19 sierpnia przedstawiciele Niku Fitness wypowiedzieli umowę, wzywając Monikę Gościniak do opuszczenia lokalu w terminie trzech dni roboczych.
- Zamiast tego, do dziś prowadzi tam swoją działalność i nie ma zamiaru opuścić lokalu. A my nie wiemy, jak to wyegzekwować
- opowiada Sławomir Wojtowicz.
Niku Bowling: Partnerem do rozmów bank, a nie Niku Fitness
Chociaż od wypowiedzenia umowy Niku Bowling minęły już ponad cztery miesiące, przedstawiciele Niku Fitness nadal nie otrzymali zaległego czynszu, a Monika Gościniak wciąż prowadzi kręgielnię.
- Ona nie ma żadnej umowy. Jej tu nie powinno być, a tymczasem działa, jakby nigdy nic i normalnie zarabia. De facto jesteśmy sponsorami jej działalności. Jesteśmy bezradni, bo nie mamy żadnego wsparcia - mówi Honorata Mickiewicz.
Z kolei Monika Gościniak przekonuje, że korzysta z lokalu zgodnie z prawem.
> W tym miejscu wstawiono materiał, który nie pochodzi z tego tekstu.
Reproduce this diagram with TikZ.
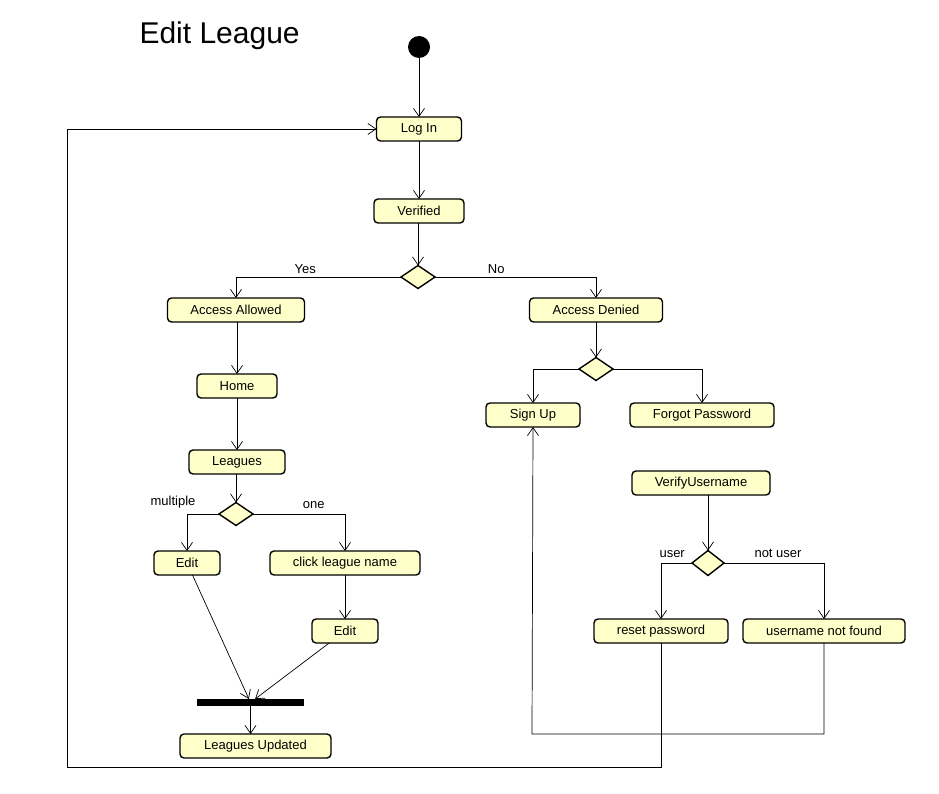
\documentclass[tikz,border=0pt]{standalone}
\usepackage{fontspec}
\setmainfont{Liberation Sans}
\usepackage{tikz}
\usetikzlibrary{shapes.geometric, arrows.meta, positioning}
\definecolor{actyellow}{RGB}{255,255,202}

\begin{document}
\begin{tikzpicture}[
    node distance=1.2cm,
    act/.style={rectangle, draw, line width=1.4pt, rounded corners=4pt, fill=actyellow, minimum height=24pt, inner sep=2pt, outer sep=0pt, align=center, font=\fontsize{13}{15}\selectfont},
    choice/.style={diamond, draw, line width=1.4pt, fill=actyellow, minimum width=34pt, minimum height=23pt, inner sep=0pt, outer sep=0pt},
    arr/.style={-{Straight Barb[length=8pt, width=11pt]}, line width=0.7pt},
    lbl/.style={font=\fontsize{13}{15}\selectfont, inner sep=2pt},
]
\useasboundingbox (0,0) rectangle (939pt,-794pt);

\node[anchor=west, font=\fontsize{30}{36}\selectfont] (title) at (136pt,-36pt) {Edit League};
\node[circle, fill=black, minimum size=22pt, inner sep=0pt, outer sep=0pt] (start) at (419pt,-47pt) {};

\node[act, minimum width=85pt, below=59pt of start] (login) {Log In};
\node[act, minimum width=90pt, below=58pt of login] (verified) {Verified};
\node[choice, below=42.5pt of verified, xshift=-1pt] (access) {};

\node[act, minimum width=137pt, below=9.5pt of access, xshift=-182pt] (allowed) {Access Allowed};
\node[act, minimum width=133pt, below=9.5pt of access, xshift=178pt] (denied) {Access Denied};

% left branch
\node[act, minimum width=80pt, below=52pt of allowed, xshift=1pt] (home) {Home};
\node[act, minimum width=96pt, below=52pt of home] (leagues) {Leagues};
\node[choice, below=28.5pt of leagues, xshift=-1pt] (howmany) {};
\node[act, minimum width=66pt, below=25.5pt of howmany, xshift=-49pt] (editmulti) {Edit};
\node[act, minimum width=150pt, below=25.5pt of howmany, xshift=109pt] (clickname) {click league name};
\node[act, minimum width=66pt, below=44pt of clickname] (editone) {Edit};
\node[rectangle, fill=black, minimum width=107pt, minimum height=7pt, inner sep=0pt, outer sep=0pt, below=56pt of editone, xshift=-94.5pt] (join) {};
\node[act, minimum width=151pt, below=28pt of join, xshift=5pt] (updated) {Leagues Updated};

% right branch
\node[choice, below=35.5pt of denied] (denychoice) {};
\node[act, minimum width=94pt, below=22.5pt of denychoice, xshift=-63pt] (signup) {Sign Up};
\node[act, minimum width=144pt, below=22.5pt of denychoice, xshift=106pt] (forgot) {Forgot Password};
\node[act, minimum width=138pt, below=44pt of forgot, xshift=-1pt] (verifyuser) {VerifyUsername};
\node[choice, minimum width=32pt, minimum height=25pt, below=55.5pt of verifyuser, xshift=7pt] (userchoice) {};
\node[act, minimum width=134pt, below=43.5pt of userchoice, xshift=-47pt] (reset) {reset password};
\node[act, minimum width=162pt, below=43.5pt of userchoice, xshift=116pt] (notfound) {username not found};

\coordinate (backlogin) at (67pt,-767pt);
\coordinate (backsignup) at (532pt,-734pt);

\draw[arr] (start) -- (login);
\draw[arr] (login) -- (verified);
\draw[arr] (verified.south -| access.north) -- (access.north);
\draw[arr] (access.west) -| (allowed.north) node[lbl, pos=0.29, above, yshift=1pt] {Yes};
\draw[arr] (access.east) -| (denied.north) node[lbl, pos=0.19, above, yshift=1pt] {No};

\draw[arr] (allowed.south -| home.north) -- (home.north);
\draw[arr] (home) -- (leagues);
\draw[arr] (leagues.south -| howmany.north) -- (howmany.north);
\draw[arr] (howmany.west) -| (editmulti.north) node[lbl, pos=0.5, above, xshift=-14pt, yshift=3pt] {multiple};
\draw[arr] (howmany.east) -| (clickname.north) node[lbl, pos=0.33, above, yshift=3pt] {one};
\draw[arr] (clickname) -- (editone);
\draw[arr] (editmulti) -- (join);
\draw[arr] (editone) -- (join);
\draw[arr] (join.south) -- (join.south |- updated.north);

\draw[arr] (denied) -- (denychoice);
\draw[arr] (denychoice.west) -| (signup.north);
\draw[arr] (denychoice.east) -| (forgot.north);
\draw[arr] (verifyuser.south -| userchoice.north) -- (userchoice.north);
\draw[arr] (userchoice.west) -| (reset.north) node[lbl, pos=0.32, above, yshift=3pt] {user};
\draw[arr] (userchoice.east) -| (notfound.north) node[lbl, pos=0.27, above, yshift=3pt] {not user};

\draw[arr] (reset.south) |- (backlogin) |- (login.west);
\draw[arr] (notfound.south) |- (backsignup) -- (signup.south);
\end{tikzpicture}
\end{document}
Jednocześnie argumentuje, że umowa najmu jest ważna, lecz powinna ona obowiązywać nie z Niku Fitness, a bankiem Santander jako właścicielem budynku. Powołuje się przy tym na decyzję sądu z połowy listopada. Wtedy to sąd zawiesił postępowanie o wydanie lokalu, o które wnioskowali przedstawiciele Niku Fitness, do czasu aż zostanie rozpatrzony pozew o ustalenie nieistnienia stosunku najmu, który na początku października złożyła w sądzie Monika Gościniak.
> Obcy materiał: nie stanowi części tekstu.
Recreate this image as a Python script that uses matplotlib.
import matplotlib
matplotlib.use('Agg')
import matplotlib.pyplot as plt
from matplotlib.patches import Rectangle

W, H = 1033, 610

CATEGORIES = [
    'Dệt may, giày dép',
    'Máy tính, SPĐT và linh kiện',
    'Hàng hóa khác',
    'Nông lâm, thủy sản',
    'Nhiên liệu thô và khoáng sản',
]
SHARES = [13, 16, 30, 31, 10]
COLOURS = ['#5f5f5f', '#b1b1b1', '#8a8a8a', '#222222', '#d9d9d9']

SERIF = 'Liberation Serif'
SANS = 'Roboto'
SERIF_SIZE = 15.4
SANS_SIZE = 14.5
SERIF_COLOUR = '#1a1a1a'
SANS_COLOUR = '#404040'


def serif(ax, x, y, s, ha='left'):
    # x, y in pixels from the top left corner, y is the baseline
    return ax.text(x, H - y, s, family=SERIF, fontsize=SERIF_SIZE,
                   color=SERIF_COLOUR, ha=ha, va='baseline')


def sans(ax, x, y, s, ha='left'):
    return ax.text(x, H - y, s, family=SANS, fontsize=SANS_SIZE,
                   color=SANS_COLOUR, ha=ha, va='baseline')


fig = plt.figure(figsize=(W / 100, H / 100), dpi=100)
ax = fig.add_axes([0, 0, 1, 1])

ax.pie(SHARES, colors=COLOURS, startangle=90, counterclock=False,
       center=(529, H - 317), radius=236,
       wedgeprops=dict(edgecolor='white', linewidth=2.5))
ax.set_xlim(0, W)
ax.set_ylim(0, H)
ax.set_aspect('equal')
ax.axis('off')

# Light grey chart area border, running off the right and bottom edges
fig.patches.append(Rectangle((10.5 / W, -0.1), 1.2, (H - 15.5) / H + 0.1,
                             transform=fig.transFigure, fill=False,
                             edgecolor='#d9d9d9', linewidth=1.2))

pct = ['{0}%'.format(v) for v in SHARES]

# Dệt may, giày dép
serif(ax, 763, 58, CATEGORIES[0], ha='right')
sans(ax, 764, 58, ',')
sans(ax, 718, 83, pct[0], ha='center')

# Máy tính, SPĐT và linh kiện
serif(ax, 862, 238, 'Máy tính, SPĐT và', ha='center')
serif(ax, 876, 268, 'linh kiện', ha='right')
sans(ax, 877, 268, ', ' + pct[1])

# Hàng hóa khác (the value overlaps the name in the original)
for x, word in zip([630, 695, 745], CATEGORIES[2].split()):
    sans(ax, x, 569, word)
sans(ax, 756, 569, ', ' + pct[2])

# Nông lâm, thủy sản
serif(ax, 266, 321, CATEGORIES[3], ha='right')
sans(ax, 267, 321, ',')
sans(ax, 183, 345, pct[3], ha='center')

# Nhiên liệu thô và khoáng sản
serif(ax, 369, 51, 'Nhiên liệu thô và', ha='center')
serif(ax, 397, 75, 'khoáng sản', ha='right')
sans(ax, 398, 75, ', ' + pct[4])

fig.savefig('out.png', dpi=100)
- Pozew dotyczy ustalenia, czy obowiązuje stosunek najmu między Niku Fitness a mną, a jeśli nie, to kiedy on wygasł. Moim zdaniem stosunek najmu wygasł wiele lat temu, gdy firma Niku Fitness utraciła prawa, by być legitymowanym wynajmującym. Jedyną stroną do rozmów o kwestiach nieruchomości nie jest Niku Fitness, lecz właściciel, czyli bank Santander. I to właśnie z nim obowiązuje mnie umowa najmu
- przekonuje Monika Gościniak. I dodaje: - Skoro sąd zawiesił postępowanie o wydanie lokalu, o które Niku Fitness wystąpiło w oparciu o umowę i akt notarialny z 2011 roku, to znaczy, że są wątpliwości, czy między Niku Fitness a mną istnieje stosunek najmu.
Jednocześnie Monika Gościniak informuje, że w połowie czerwca złożyła w poznańskim sądzie wniosek o utworzenie depozytu, na który odprowadzałaby pieniądze za czynsz.
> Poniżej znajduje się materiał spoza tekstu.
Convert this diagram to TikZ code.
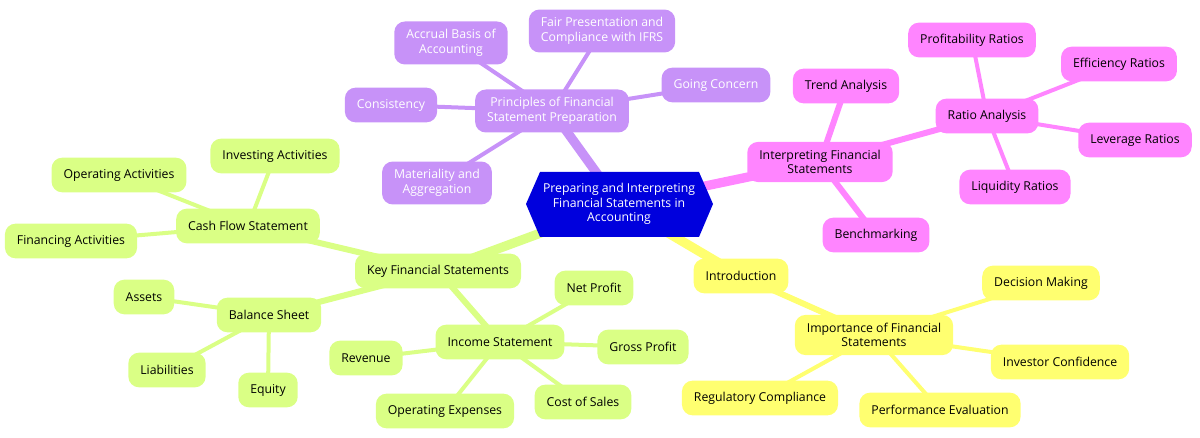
\documentclass[tikz,border=0pt]{standalone}
\usepackage{fontspec}
\setmainfont{Open Sans}
\usetikzlibrary{backgrounds}
\definecolor{pur}{HTML}{C792F8}
\definecolor{pnk}{HTML}{FF85FF}
\definecolor{yel}{HTML}{FFFF70}
\definecolor{grn}{HTML}{DAFF85}
\definecolor{rootc}{HTML}{0000DD}
\begin{document}
\begin{tikzpicture}[x=0.75pt,y=-0.75pt,
  box/.style={rounded corners=8pt,inner xsep=9pt,inner ysep=6pt,font=\fontsize{9.2}{11}\selectfont,align=center,minimum height=26pt},
  P/.style={box,fill=pur,text=white},
  K/.style={box,fill=pnk,text=black},
  Y/.style={box,fill=yel,text=black},
  G/.style={box,fill=grn,text=black},
  e1/.style={line width=7pt},
  e2/.style={line width=4.5pt},
  e3/.style={line width=3pt}]
\useasboundingbox (0,0) rectangle (1200,438);
\fill[rootc] (526,204)--(540,172)--(699,172)--(713,204)--(699,237)--(540,237)--cycle;
\node[text=white,align=center,font=\fontsize{9.2}{11}\selectfont] (root) at (619,204) {Preparing and Interpreting\\Financial Statements in\\Accounting};
% purple
\node[P] (pr) at (552,111) {Principles of Financial\\Statement Preparation};
\node[P] (ac) at (451,43) {Accrual Basis of\\Accounting};
\node[P] (fp) at (602,31) {Fair Presentation and\\Compliance with IFRS};
\node[P] (gc) at (716,85) {Going Concern};
\node[P] (co) at (391,105) {Consistency};
\node[P] (ma) at (437,183) {Materiality and\\Aggregation};
% pink
\node[K] (in) at (820,162) {Interpreting Financial\\Statements};
\node[K] (tr) at (846,86) {Trend Analysis};
\node[K] (ra) at (987,116) {Ratio Analysis};
\node[K] (pf) at (972,40) {Profitability Ratios};
\node[K] (ef) at (1119,64) {Efficiency Ratios};
\node[K] (le) at (1135,140) {Leverage Ratios};
\node[K] (li) at (1015,187) {Liquidity Ratios};
\node[K] (be) at (876,235) {Benchmarking};
% yellow
\node[Y] (intro) at (741,276) {Introduction};
\node[Y] (im) at (874,335) {Importance of Financial\\Statements};
\node[Y] (dm) at (1041,283) {Decision Making};
\node[Y] (ic) at (1060,362) {Investor Confidence};
\node[Y] (pe) at (940,410) {Performance Evaluation};
\node[Y] (rc) at (760,398) {Regulatory Compliance};
% green
\node[G] (kf) at (438,271) {Key Financial Statements};
\node[G] (cf) at (248,226) {Cash Flow Statement};
\node[G] (ia) at (275,156) {Investing Activities};
\node[G] (oa) at (119,175) {Operating Activities};
\node[G] (fa) at (71,241) {Financing Activities};
\node[G] (bs) at (269,315) {Balance Sheet};
\node[G] (as) at (144,297) {Assets};
\node[G] (lb) at (167,370) {Liabilities};
\node[G] (eq) at (268,390) {Equity};
\node[G] (is) at (500,342) {Income Statement};
\node[G] (np) at (594,288) {Net Profit};
\node[G] (gp) at (643,347) {Gross Profit};
\node[G] (rv) at (366,358) {Revenue};
\node[G] (ox) at (445,411) {Operating Expenses};
\node[G] (cs) at (583,402) {Cost of Sales};
\begin{scope}[on background layer]
\draw[pur,e1] (root.center)--(pr.center);
\foreach \n in {ac,fp,gc,co,ma} \draw[pur,e3] (pr.center)--(\n.center);
\draw[pnk,e1] (root.center)--(in.center);
\draw[pnk,e2] (in.center)--(tr.center);
\draw[pnk,e2] (in.center)--(ra.center);
\draw[pnk,e2] (in.center)--(be.center);
\foreach \n in {pf,ef,le,li} \draw[pnk,e3] (ra.center)--(\n.center);
\draw[yel,e1] (root.center)--(intro.center);
\draw[yel,e2] (intro.center)--(im.center);
\foreach \n in {dm,ic,pe,rc} \draw[yel,e3] (im.center)--(\n.center);
\draw[grn,e1] (root.center)--(kf.center);
\foreach \n in {cf,bs,is} \draw[grn,e2] (kf.center)--(\n.center);
\foreach \n in {ia,oa,fa} \draw[grn,e3] (cf.center)--(\n.center);
\foreach \n in {as,lb,eq} \draw[grn,e3] (bs.center)--(\n.center);
\foreach \n in {np,gp,rv,ox,cs} \draw[grn,e3] (is.center)--(\n.center);
\end{scope}
\end{tikzpicture}
\end{document}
Bank: Umowa z Niku Bowling skutecznie wypowiedziana
Przedstawiciele Niku Fitness nie mają wątpliwości, że umowa najmu między Niku Fitness a Moniką Gościniak była cały czas ważna aż do okresu wypowiedzenia, zaś Niku Fitness mogło podnajmować obiekt i pobierać za to czynsz.
- Najpierw Monika Gościniak twierdzi, że nadal ma obowiązującą umowę, a potem składa pozew o stwierdzenie nieważności umowy najmu. To jak w końcu jest? Taki pozew najprawdopodobniej ma na celu jedynie opóźnienie eksmisji - komentuje Honorata Mickiewicz.
Co więcej, nawet bank Santander wydał specjalne oświadczenia, w których stwierdzał, że to Niku Fitness zarządza obiektem, a Niku Bowling aktualnie korzysta z lokalu bez umowy.
Umowa podnajmu z Niku Bowling została skutecznie wypowiedziana przez Niku Fitness (…) Firma Niku Bowling nie posiada żadnego tytułu prawnego do zajmowania powierzchni i korzystania z lokalu znajdującego się w nieruchomości
- czytamy w piśmie banku z początku października.